I was asked on Twitter the other day why I disliked IBM’s enterprise software. This, in addition to my previous TWS rant, is my answer to that question.

We wanted to do two simple tasks. Add a new user to the system, and have the system send emails automatically when there’s a problem. Seems easy enough, unless you are using the Tivoli Workload Scheduler. Then it’s an entirely different matter.

Add A User

Some new websites like Postulous create a new user for you when you send them an email. Others like Tumblr need only three the username and password to get them setup. To add a user to TWS, you would think that there would be a nice GUI with a menu option that says “Add User”, but none exist. Instead, you have to log into the command line on the server, run the command “dumpsec”, and redirect it’s output to a file. Then, you have to vi that file, and edit the XML to add the username to the correct group. Save that file, and run “makesec filename” to load the new user into the system.

Then, restart the TWS application server. IBM is not sure if this is a required step or not, or a least the help I had on the phone wasn’t sure.

Then, you need to go into the web interface for TWS, and add the user into WebSphere as well.

It’s like the creators of TWS got together for a brainstorming session one day and asked “What is the most difficult, unintuitive way we can add a user to the system?” Congratulations, folks… I think you nailed it.

Send An Email

The heart of TWS is scheduling jobs, and then acting on the results of those jobs. One task we wanted from it was to let us know if it couldn’t run a job by sending us an email. For two years we worked with consultants and IBM to get this to work.
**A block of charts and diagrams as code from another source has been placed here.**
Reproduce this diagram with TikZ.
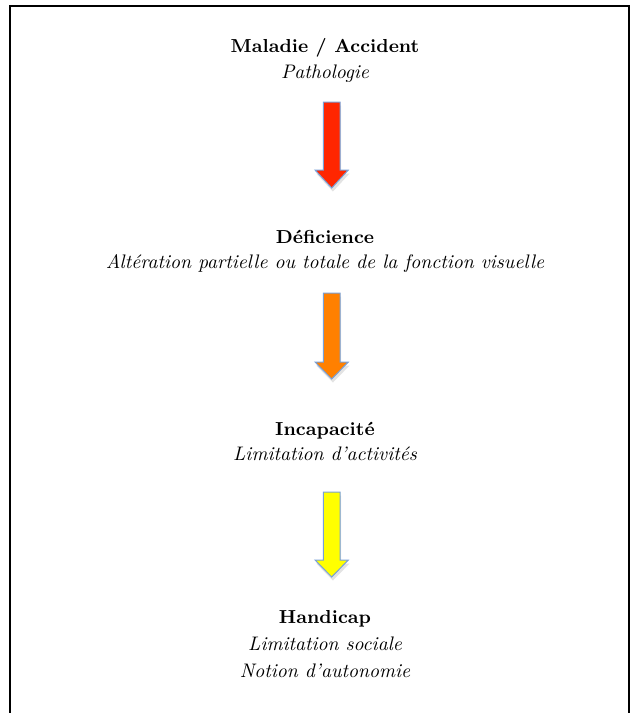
\documentclass[tikz,border=0pt]{standalone}
\usetikzlibrary{shadows}
\definecolor{arrowblue}{RGB}{120,160,215}
\definecolor{arrowred}{RGB}{255,38,0}
\definecolor{arroworange}{RGB}{255,128,0}
\definecolor{arrowyellow}{RGB}{255,255,0}
\begin{document}
\begin{tikzpicture}[x=0.5pt,y=-0.5pt,
  titletext/.style={font=\fontsize{9.4}{12}\selectfont\bfseries, anchor=base, inner sep=0pt},
  subtext/.style={font=\fontsize{9.8}{12}\selectfont\itshape, anchor=base, inner sep=0pt},
  blockarrow/.style={draw=arrowblue, line width=0.5pt, line join=miter,
    drop shadow={opacity=0.22, shadow xshift=0.6pt, shadow yshift=-1.8pt}}]
\useasboundingbox (0,0) rectangle (630,713);
% frame (bottom edge lies outside the picture)
\coordinate (fbl) at (9.5,730);
\coordinate (ftl) at (9.5,5.5);
\coordinate (ftr) at (628.5,5.5);
\coordinate (fbr) at (628.5,730);
\draw[line width=1pt] (fbl) -- (ftl) -- (ftr) -- (fbr);
% texts
\node[titletext] (t1) at (325,52) {Maladie / Accident};
\node[subtext]   (s1) at (325,78) {Pathologie};
\node[titletext] (t2) at (325,243) {Déficience};
\node[subtext]   (s2) at (325,268) {Altération partielle ou totale de la fonction visuelle};
\node[titletext] (t3) at (325,435) {Incapacité};
\node[subtext]   (s3) at (325,460) {Limitation d’activités};
\node[titletext] (t4) at (325,623) {Handicap};
\node[subtext]   (s4) at (325,650) {Limitation sociale};
\node[subtext]   (s5) at (325,677) {Notion d’autonomie};
% block arrows
\filldraw[blockarrow, fill=arrowred] (323.3,102) -- (340,102) -- (340,170) -- (348.3,170) -- (331.7,188) -- (315,170) -- (323.3,170) -- cycle;
\filldraw[blockarrow, fill=arroworange] (323.3,293) -- (340,293) -- (340,362) -- (348.3,362) -- (331.7,379) -- (315,362) -- (323.3,362) -- cycle;
\filldraw[blockarrow, fill=arrowyellow] (323.3,492) -- (340,492) -- (340,560) -- (348.3,560) -- (331.7,577) -- (315,560) -- (323.3,560) -- cycle;
\end{tikzpicture}
\end{document}
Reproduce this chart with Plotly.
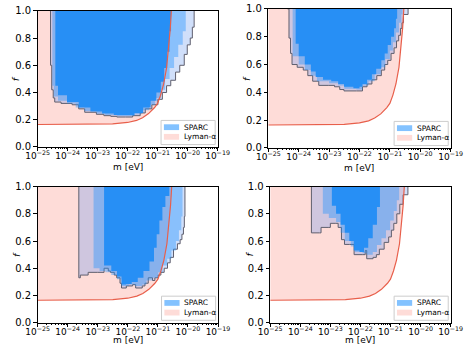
import plotly.graph_objects as go

# ---------------- data (log10 m [eV], f) ----------------
lyman_logm = [-25, -24, -23, -22.5, -22.0, -21.7, -21.5, -21.3, -21.1, -21.0, -20.9, -20.8, -20.7, -20.63, -20.58, -20.54]
lyman_f = [0.165, 0.165, 0.166, 0.17, 0.18, 0.195, 0.215, 0.245, 0.29, 0.32, 0.38, 0.46, 0.58, 0.72, 0.86, 1.0]

# Panel 1 (top-left)
p1_outer_x = [-24.59, -24.57, -24.53, -24.48, -24.43, -24.22, -23.85, -23.63, -23.43, -23.04, -22.79, -22.56, -22.36, -22.07, -21.83, -21.58, -21.41, -21.19, -20.99, -20.84, -20.70, -20.56, -20.40, -20.26, -20.11, -20.01, -19.91, -19.84, -19.78]
p1_outer_f = [1.0, 0.6, 0.42, 0.36, 0.33, 0.32, 0.31, 0.28, 0.255, 0.24, 0.23, 0.225, 0.22, 0.22, 0.23, 0.25, 0.28, 0.31, 0.35, 0.40, 0.45, 0.49, 0.55, 0.60, 0.68, 0.75, 0.80, 0.88, 1.0]
p1_mid_x = [-24.53, -24.51, -24.46, -24.32, -24.02, -23.73, -23.44, -23.04, -22.75, -22.36, -22.07, -21.77, -21.53, -21.28, -21.09, -20.89, -20.75, -20.60, -20.45, -20.31, -20.16, -20.06]
p1_mid_f = [1.0, 0.45, 0.37, 0.34, 0.32, 0.29, 0.265, 0.245, 0.235, 0.228, 0.228, 0.24, 0.27, 0.31, 0.36, 0.42, 0.50, 0.58, 0.66, 0.75, 0.85, 1.0]
p1_core_x = [-24.43, -24.41, -24.32, -24.02, -23.63, -23.24, -22.85, -22.46, -22.07, -21.77, -21.48, -21.23, -21.04, -20.89, -20.78, -20.68, -20.60, -20.55]
p1_core_f = [1.0, 0.45, 0.38, 0.33, 0.29, 0.26, 0.245, 0.235, 0.235, 0.25, 0.29, 0.34, 0.40, 0.48, 0.58, 0.70, 0.85, 1.0]

# Panel 2 (top-right)
p2_outer_x = [-24.37, -24.32, -24.27, -24.22, -24.05, -23.85, -23.7, -23.54, -23.34, -23.03, -22.82, -22.65, -22.51, -22.1, -21.9, -21.75, -21.59, -21.43, -21.28, -21.17, -21.07, -20.96, -20.86, -20.78, -20.71, -20.65, -20.6, -20.55, -20.4]
p2_outer_f = [1.0, 0.79, 0.68, 0.60, 0.58, 0.56, 0.52, 0.48, 0.45, 0.45, 0.44, 0.42, 0.41, 0.41, 0.44, 0.46, 0.49, 0.52, 0.56, 0.60, 0.63, 0.68, 0.72, 0.77, 0.81, 0.86, 0.90, 0.96, 1.0]
p2_mid_x = [-24.27, -24.2, -24.0, -23.8, -23.6, -23.4, -23.0, -22.7, -22.5, -22.1, -21.9, -21.7, -21.5, -21.3, -21.15, -21.0, -20.9, -20.8, -20.7, -20.62, -20.58]
p2_mid_f = [1.0, 0.66, 0.60, 0.56, 0.52, 0.48, 0.465, 0.45, 0.425, 0.42, 0.45, 0.48, 0.53, 0.58, 0.64, 0.70, 0.76, 0.83, 0.90, 0.96, 1.0]
p2_core_x = [-24.16, -24.1, -24.0, -23.8, -23.6, -23.44, -23.2, -22.93, -22.7, -22.51, -22.2, -22.0, -21.9, -21.75, -21.59, -21.45, -21.28, -21.17, -21.07, -20.96, -20.86, -20.8, -20.76]
p2_core_f = [1.0, 0.75, 0.66, 0.60, 0.55, 0.51, 0.49, 0.48, 0.46, 0.44, 0.43, 0.44, 0.46, 0.49, 0.53, 0.57, 0.63, 0.68, 0.74, 0.80, 0.86, 0.93, 1.0]

# Panel 3 (bottom-left)
p3_outer_x = [-23.63, -23.63, -23.58, -23.32, -23.0, -22.79, -22.65, -22.58, -22.45, -22.37, -22.26, -22.21, -22.05, -21.84, -21.74, -21.52, -21.43, -21.32, -21.18, -21.10, -20.99, -20.90, -20.79, -20.68, -20.59, -20.48, -20.35, -20.26, -20.20, -20.15, -20.12, -20.10, -20.10]
p3_outer_f = [1.0, 0.33, 0.35, 0.37, 0.37, 0.40, 0.38, 0.37, 0.35, 0.33, 0.29, 0.255, 0.27, 0.28, 0.255, 0.27, 0.29, 0.33, 0.31, 0.33, 0.35, 0.37, 0.40, 0.44, 0.48, 0.54, 0.58, 0.61, 0.65, 0.70, 0.78, 0.85, 1.0]
p3_mid_x = [-23.14, -23.14, -22.94, -22.75, -22.55, -22.36, -22.21, -21.97, -21.77, -21.52, -21.38, -21.18, -20.99, -20.84, -20.69, -20.55, -20.40, -20.30, -20.22, -20.18]
p3_mid_f = [1.0, 0.40, 0.38, 0.37, 0.35, 0.32, 0.27, 0.28, 0.27, 0.28, 0.31, 0.33, 0.37, 0.42, 0.47, 0.53, 0.60, 0.68, 0.78, 1.0]
p3_core_x = [-22.79, -22.79, -22.55, -22.36, -22.21, -22.06, -21.87, -21.67, -21.48, -21.28, -21.13, -21.04, -20.95, -20.85, -20.75, -20.62]
p3_core_f = [1.0, 0.42, 0.38, 0.34, 0.28, 0.285, 0.30, 0.33, 0.38, 0.45, 0.55, 0.65, 0.75, 0.85, 0.93, 1.0]

# Panel 4 (bottom-right)
p4_outer_x = [-23.63, -23.63, -23.36, -23.31, -23.05, -23.0, -22.84, -22.74, -22.63, -22.53, -22.37, -22.21, -21.94, -21.84, -21.79, -21.58, -21.47, -21.37, -21.21, -21.06, -20.97, -20.89, -20.79, -20.69, -20.58, -20.42]
p4_outer_f = [1.0, 0.66, 0.66, 0.70, 0.70, 0.73, 0.73, 0.70, 0.61, 0.575, 0.575, 0.50, 0.50, 0.53, 0.47, 0.48, 0.50, 0.54, 0.59, 0.63, 0.68, 0.73, 0.80, 0.87, 0.94, 1.0]
p4_mid_x = [-23.25, -23.25, -23.05, -22.81, -22.66, -22.52, -22.32, -22.18, -21.93, -21.79, -21.59, -21.45, -21.30, -21.15, -21.01, -20.89, -20.79, -20.71]
p4_mid_f = [1.0, 0.80, 0.77, 0.74, 0.66, 0.60, 0.56, 0.52, 0.51, 0.50, 0.52, 0.57, 0.62, 0.68, 0.75, 0.82, 0.90, 1.0]
p4_core_x = [-22.95, -22.95, -22.81, -22.66, -22.52, -22.37, -22.22, -22.03, -21.88, -21.74, -21.59, -21.45, -21.35]
p4_core_f = [1.0, 0.86, 0.80, 0.72, 0.66, 0.60, 0.53, 0.52, 0.55, 0.62, 0.72, 0.85, 1.0]

x_tick_exponents = [-25, -24, -23, -22, -21, -20, -19]
y_ticks = [0.0, 0.2, 0.4, 0.6, 0.8, 1.0]
legend_labels = ["SPARC", "Lyman-α"]
x_title = "m [eV]"
y_title = "<i>f</i>"

# ---------------- layout geometry (pixels) ----------------
W, H = 474, 349
panels = [
    dict(outer=(p1_outer_x, p1_outer_f), mid=(p1_mid_x, p1_mid_f), core=(p1_core_x, p1_core_f),
         xd=(27, 216.5), yd=(5, 146), ytitle=(4, 75), xtitle_y=167),
    dict(outer=(p2_outer_x, p2_outer_f), mid=(p2_mid_x, p2_mid_f), core=(p2_core_x, p2_core_f),
         xd=(270, 462), yd=(3, 147), ytitle=(247, 75), xtitle_y=168),
    dict(outer=(p3_outer_x, p3_outer_f), mid=(p3_mid_x, p3_mid_f), core=(p3_core_x, p3_core_f),
         xd=(27, 217), yd=(187, 328), ytitle=(4, 257), xtitle_y=346),
    dict(outer=(p4_outer_x, p4_outer_f), mid=(p4_mid_x, p4_mid_f), core=(p4_core_x, p4_core_f),
         xd=(272, 462), yd=(187, 328), ytitle=(250, 257), xtitle_y=346),
]

FONT = "DejaVu Sans"
PINK = "rgba(250,128,114,0.28)"
RED = "rgb(232,95,75)"
OUTER_FILL = "rgba(100,149,237,0.30)"
MID_FILL = "rgba(30,144,255,0.40)"
CORE_FILL = "rgba(30,140,245,0.92)"
OUTLINE = "rgb(95,95,110)"
LEG_SPARC = "rgba(30,144,255,0.55)"


def tolin(v):
    return [10 ** a for a in v]


def px(x):
    return x / W


def py(y):
    return 1 - y / H


fig = go.Figure()
shapes, annotations = [], []
layout = dict(width=W, height=H, margin=dict(l=0, r=0, t=0, b=0), showlegend=False,
              paper_bgcolor="white", plot_bgcolor="white",
              font=dict(family=FONT, size=10, color="black"))

for i, p in enumerate(panels):
    s = "" if i == 0 else str(i + 1)
    xr, yr = "x" + s, "y" + s
    # Lyman-alpha allowed region (pink)
    fig.add_trace(go.Scatter(x=tolin(lyman_logm + [-25]), y=lyman_f + [1.0], mode="lines",
                             fill="toself", fillcolor=PINK, line=dict(width=0),
                             name=legend_labels[1], xaxis=xr, yaxis=yr, hoverinfo="skip"))
    # SPARC layers
    for key, fc, lw in (("outer", OUTER_FILL, 1.0), ("mid", MID_FILL, 0), ("core", CORE_FILL, 0)):
        lx, lf = p[key]
        fig.add_trace(go.Scatter(x=tolin(lx), y=lf, mode="lines", fill="toself", fillcolor=fc,
                                 line=dict(width=lw, color=OUTLINE, shape="hv"),
                                 name=legend_labels[0], xaxis=xr, yaxis=yr, hoverinfo="skip"))
    # Lyman-alpha boundary line
    fig.add_trace(go.Scatter(x=tolin(lyman_logm), y=lyman_f, mode="lines",
                             line=dict(color=RED, width=1.2), name=legend_labels[1],
                             xaxis=xr, yaxis=yr, hoverinfo="skip"))

    xd = [px(p["xd"][0]), px(p["xd"][1])]
    yd = [py(p["yd"][1]), py(p["yd"][0])]
    layout["xaxis" + s] = dict(type="log", range=[-25, -19], domain=xd, anchor=yr,
                               tickvals=[10 ** e for e in x_tick_exponents],
                               ticktext=["10<sup>\u2212%d</sup>" % (-e) for e in x_tick_exponents],
                               tickangle=0, ticklabelstandoff=-3,
                               showline=True, mirror=True, linecolor="black", linewidth=1,
                               ticks="outside", ticklen=3, tickcolor="black",
                               minor=dict(ticks="outside", ticklen=1.5, tickcolor="black",
                                          tickvals=[m * 10 ** e for e in x_tick_exponents[:-1] for m in range(2, 10)]),
                               showgrid=False, zeroline=False,
                               tickfont=dict(size=9))
    layout["yaxis" + s] = dict(range=[0, 1], domain=yd, anchor=xr, tickvals=y_ticks,
                               ticktext=["%.1f" % v for v in y_ticks],
                               showline=True, mirror=True, linecolor="black", linewidth=1,
                               ticks="outside", ticklen=3.5, tickcolor="black",
                               showgrid=False, zeroline=False, tickfont=dict(size=10))
    annotations.append(dict(text=y_title, x=px(p["ytitle"][0]), y=py(p["ytitle"][1]),
                            xref="paper", yref="paper", showarrow=False, textangle=-90,
                            font=dict(size=9.5), xanchor="center", yanchor="middle"))
    annotations.append(dict(text=x_title, x=px((p["xd"][0] + p["xd"][1]) / 2), y=py(p["xtitle_y"]),
                            xref="paper", yref="paper", showarrow=False,
                            font=dict(size=9), xanchor="center", yanchor="middle"))

    # hand-drawn legend box in the lower-right corner
    R = p["xd"][1] - 2.5
    B = p["yd"][1] - 2.5
    L, T = R - 57, B - 25
    shapes.append(dict(type="rect", xref="paper", yref="paper", x0=px(L), x1=px(R), y0=py(B), y1=py(T),
                       fillcolor="rgba(255,255,255,0.85)", line=dict(color="#cccccc", width=1)))
    for k, (lab, col) in enumerate(zip(legend_labels, [LEG_SPARC, PINK])):
        cy = T + 7 + 10 * k
        shapes.append(dict(type="rect", xref="paper", yref="paper", x0=px(L + 3), x1=px(L + 19),
                           y0=py(cy + 3), y1=py(cy - 3), fillcolor=col, line=dict(width=0)))
        annotations.append(dict(text=lab, x=px(L + 22), y=py(cy), xref="paper", yref="paper",
                                showarrow=False, xanchor="left", yanchor="middle",
                                font=dict(size=7.5)))

layout["shapes"] = shapes
layout["annotations"] = annotations
fig.update_layout(**layout)
fig.write_html("out.html")
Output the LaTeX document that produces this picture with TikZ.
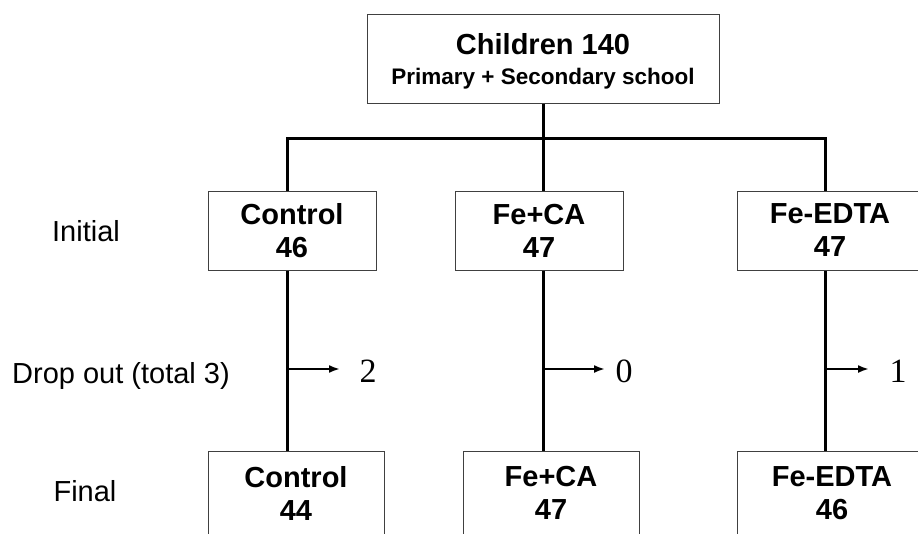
\documentclass[tikz,border=0pt]{standalone}
\usepackage{fontspec}
\setmainfont{Liberation Sans}
\newfontfamily\numfont{Liberation Serif}
\usetikzlibrary{arrows.meta}
\tikzset{
  grpbox/.style={draw=black!75,line width=1pt,fill=white,align=center,inner sep=0pt,minimum height=79pt,font=\fontsize{29}{33}\selectfont\bfseries},
  link/.style={line width=3pt},
  drop/.style={line width=2pt,-{Latex[length=11pt,width=8pt]}},
  rowlbl/.style={anchor=base,inner sep=0pt,font=\fontsize{29}{33}\selectfont},
  numlbl/.style={anchor=base,inner sep=0pt,font=\numfont\fontsize{34}{34}\selectfont},
}
\begin{document}
\begin{tikzpicture}[x=1pt,y=-1pt]
\useasboundingbox (0,0) rectangle (918,533);
\clip (0,0) rectangle (918,533);
\node[grpbox,text depth=0pt,minimum width=352pt,minimum height=89pt,font=\fontsize{29}{30}\selectfont\bfseries] (root) at (543,58.5) {Children 140\\{\fontsize{22.5}{30}\selectfont Primary + Secondary school}};
% groups at start
\node[grpbox,minimum width=168pt] (ini-c) at (292,230.5) {Control\\46};
\node[grpbox,minimum width=168pt] (ini-f) at (539,230.5) {Fe+CA\\47};
\node[grpbox,minimum width=186pt] (ini-e) at (830,230.5) {Fe-EDTA\\47};
% groups at end
\node[grpbox,minimum width=176pt,minimum height=84pt] (fin-c) at (296,493) {Control\\44};
\node[grpbox,minimum width=176pt,minimum height=84pt] (fin-f) at (551,493) {Fe+CA\\47};
\node[grpbox,minimum width=190pt,minimum height=84pt] (fin-e) at (832,493) {Fe-EDTA\\46};
% row labels
\node[rowlbl] (lbl-ini) at (86,241) {Initial};
\node[rowlbl] (lbl-drop) at (121,383) {Drop out (total 3)};
\node[rowlbl] (lbl-fin) at (85,501) {Final};
% tree
\foreach \k/\bx in {c/287,f/543,e/825}{\coordinate (bus-\k) at (\bx,138);}
\draw[link] (root.south) -- (bus-f);
\draw[link] (bus-c |- ini-c.north) -- (bus-c) -- (bus-e) -- (bus-e |- ini-e.north);
\draw[link] (bus-f) -- (bus-f |- ini-f.north);
\foreach \k/\ax/\lx/\n in {c/340/368/2,f/605/624/0,e/869/898/1}{
\coordinate (tip-\k) at (\ax,369);
\coordinate (dr-\k) at (bus-\k |- tip-\k);
\draw[link] (bus-\k |- ini-\k.south) -- (bus-\k |- fin-\k.north);
\draw[drop] (dr-\k) -- (tip-\k);
\node[numlbl] (out-\k) at (\lx,382) {\n};
}
\end{tikzpicture}
\end{document}
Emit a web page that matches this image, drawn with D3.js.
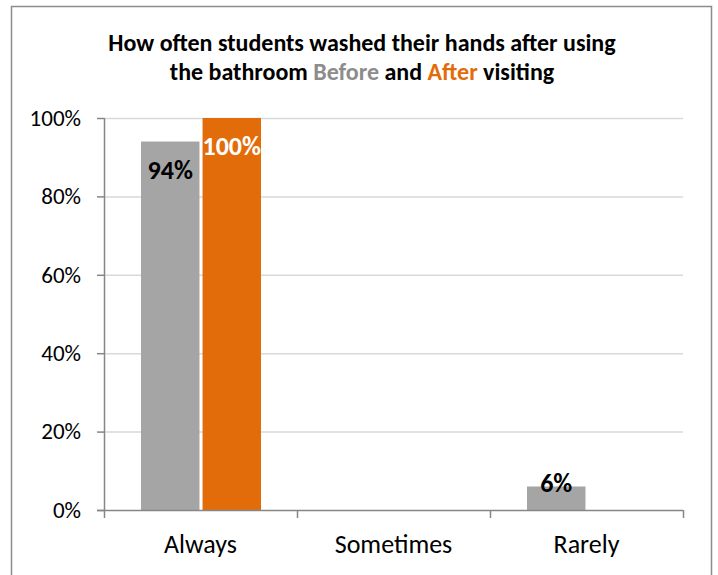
<!DOCTYPE html>
<html>
<head>
<meta charset="utf-8">
<script src="https://cdn.jsdelivr.net/npm/d3@7"></script>
<style>
  html, body { margin: 0; padding: 0; background: #fff; }
  svg { display: block; font-family: Carlito, Lato, "Open Sans", sans-serif; }
</style>
</head>
<body>
<svg id="chart" width="718" height="575"></svg>
<script>
// Hand-washing survey responses, share of students
const categories = ["Always", "Sometimes", "Rarely"];
const seriesNames = ["Before", "After"];
const beforeValues = [0.94, 0, 0.06];
const afterValues = [1.00, 0, 0];
const yTicks = [0, 0.2, 0.4, 0.6, 0.8, 1.0];
const seriesColors = ["#a5a5a5", "#e36c0a"];

const svg = d3.select("#chart");
const W = 718, H = 575;
const margin = { left: 104, right: 35, top: 118, bottom: 65 };
const plotW = W - margin.left - margin.right;
const plotH = H - margin.top - margin.bottom;

// Outer frame (open at the bottom edge)
svg.append("path")
  .attr("d", `M11.5,${H} V6.5 H711.5 V${H}`)
  .attr("fill", "none")
  .attr("stroke", "#8c8c8c")
  .attr("stroke-width", 1.5);

// Title with coloured series names
const title = svg.append("text")
  .attr("x", 362).attr("text-anchor", "middle")
  .attr("font-weight", "bold").attr("font-size", 24).attr("fill", "#000");
title.append("tspan").attr("x", 362).attr("y", 51)
  .text("How often students washed their hands after using");
const line2 = title.append("tspan").attr("x", 362).attr("y", 80);
line2.append("tspan").text("the bathroom ");
line2.append("tspan").attr("fill", "#8c8c8c").text("Before");
line2.append("tspan").text(" and ");
line2.append("tspan").attr("fill", seriesColors[1]).text("After");
line2.append("tspan").text(" visiting");

const g = svg.append("g").attr("transform", `translate(${margin.left},${margin.top})`);

const x0 = d3.scaleBand().domain(categories).range([0, plotW]).paddingInner(0).paddingOuter(0);
const x1 = d3.scaleBand().domain(seriesNames).range([37, x0.bandwidth() - 36]).paddingInner(0.05);
const y = d3.scaleLinear().domain([0, 1]).range([plotH, 0]);

// Gridlines
g.append("g").selectAll("line").data(yTicks.filter(d => d > 0)).join("line")
  .attr("x1", 0).attr("x2", plotW)
  .attr("y1", d => y(d) + 0.5).attr("y2", d => y(d) + 0.5)
  .attr("stroke", "#d9d9d9").attr("stroke-width", 1.5);

// Bars
const rows = categories.map((c, i) => ({ cat: c, vals: [beforeValues[i], afterValues[i]] }));
const groups = g.selectAll(".cat").data(rows).join("g")
  .attr("transform", d => `translate(${x0(d.cat)},0)`);

groups.selectAll("rect").data(d => d.vals.map((v, j) => ({ v, s: seriesNames[j], j })))
  .join("rect")
  .attr("x", d => x1(d.s))
  .attr("width", x1.bandwidth())
  .attr("y", d => y(d.v))
  .attr("height", d => plotH - y(d.v))
  .attr("fill", d => seriesColors[d.j]);

// Value labels at the inside end of each non-zero bar (short bars get them at the top)
groups.selectAll("text.val").data(d => d.vals.map((v, j) => ({ v, s: seriesNames[j], j })).filter(d => d.v > 0))
  .join("text").attr("class", "val")
  .attr("x", d => x1(d.s) + x1.bandwidth() / 2)
  .attr("y", d => y(d.v) + (d.v < 0.1 ? 5.5 : 37))
  .attr("text-anchor", "middle")
  .attr("font-weight", "bold").attr("font-size", 26)
  .attr("fill", d => d.j === 1 ? "#fff" : "#000")
  .text(d => d3.format(".0%")(d.v));

// Y axis
const yAxis = g.append("g").call(d3.axisLeft(y).tickValues(yTicks).tickFormat(d3.format(".0%")).tickSize(7).tickPadding(16));
yAxis.select(".domain").attr("stroke", "#868686").attr("stroke-width", 1.5).attr("d", `M0.5,0V${plotH}`);
yAxis.selectAll(".tick line").attr("stroke", "#868686").attr("stroke-width", 1.5);
yAxis.selectAll(".tick text").attr("font-size", 23).attr("fill", "#000").attr("font-family", "Carlito, Lato, sans-serif");

// X axis with boundary ticks between categories
const xAxis = g.append("g").attr("transform", `translate(0,${plotH})`);
xAxis.append("line").attr("x1", -7).attr("x2", plotW).attr("y1", 0.5).attr("y2", 0.5)
  .attr("stroke", "#868686").attr("stroke-width", 1.5);
const bounds = categories.map(c => x0(c)).concat([plotW]);
xAxis.selectAll("line.tk").data(bounds).join("line").attr("class", "tk")
  .attr("x1", d => d + 0.5).attr("x2", d => d + 0.5).attr("y1", 0).attr("y2", 8)
  .attr("stroke", "#868686").attr("stroke-width", 1.5);
xAxis.selectAll("text").data(categories).join("text")
  .attr("x", d => x0(d) + x0.bandwidth() / 2).attr("y", 43)
  .attr("text-anchor", "middle").attr("font-size", 26).attr("fill", "#000")
  .text(d => d);
</script>
</body>
</html>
We wound up having to get some of the original developers on the phone from Rome, and with their help we finally found the problem.

TWS stores some of it’s settings in a DB2 database. That right there is enough for me to toss the entire application in the trash. In Unix, configuration settings are stored in a plain text file, one file per application if possible. And if that wasn’t bad enough, we found that one of the binaries was modifying the configuration settings in the DB2 database when it was launched, changing the port that a certain daemon was supposed to be listening on. This daemon was responsible for listening for incoming configurations from the main server, including the configuration telling it to send the email. It’s hard for me to express how wrong this is, but I’ll try.

Any daemon should read its configuration from a file under the /etc directory. That’s how it works in Unix, and for the past thirty years its worked out pretty great. No daemon should have access to modify the configuration of any other daemon. Also, if listening on a certain port is central to the communications and functioning of the application, don’t make that configurable, just hard code the daemon to listen on that port. I suppose it would also be acceptable to allow configuration that would override the default, but only if the daemon reads its configuration from a plain text file and only if in the absence of the overriding configuration the default port is chosen to listen on.

Again, $30,000 and the application is held together with duct tape and silly putty.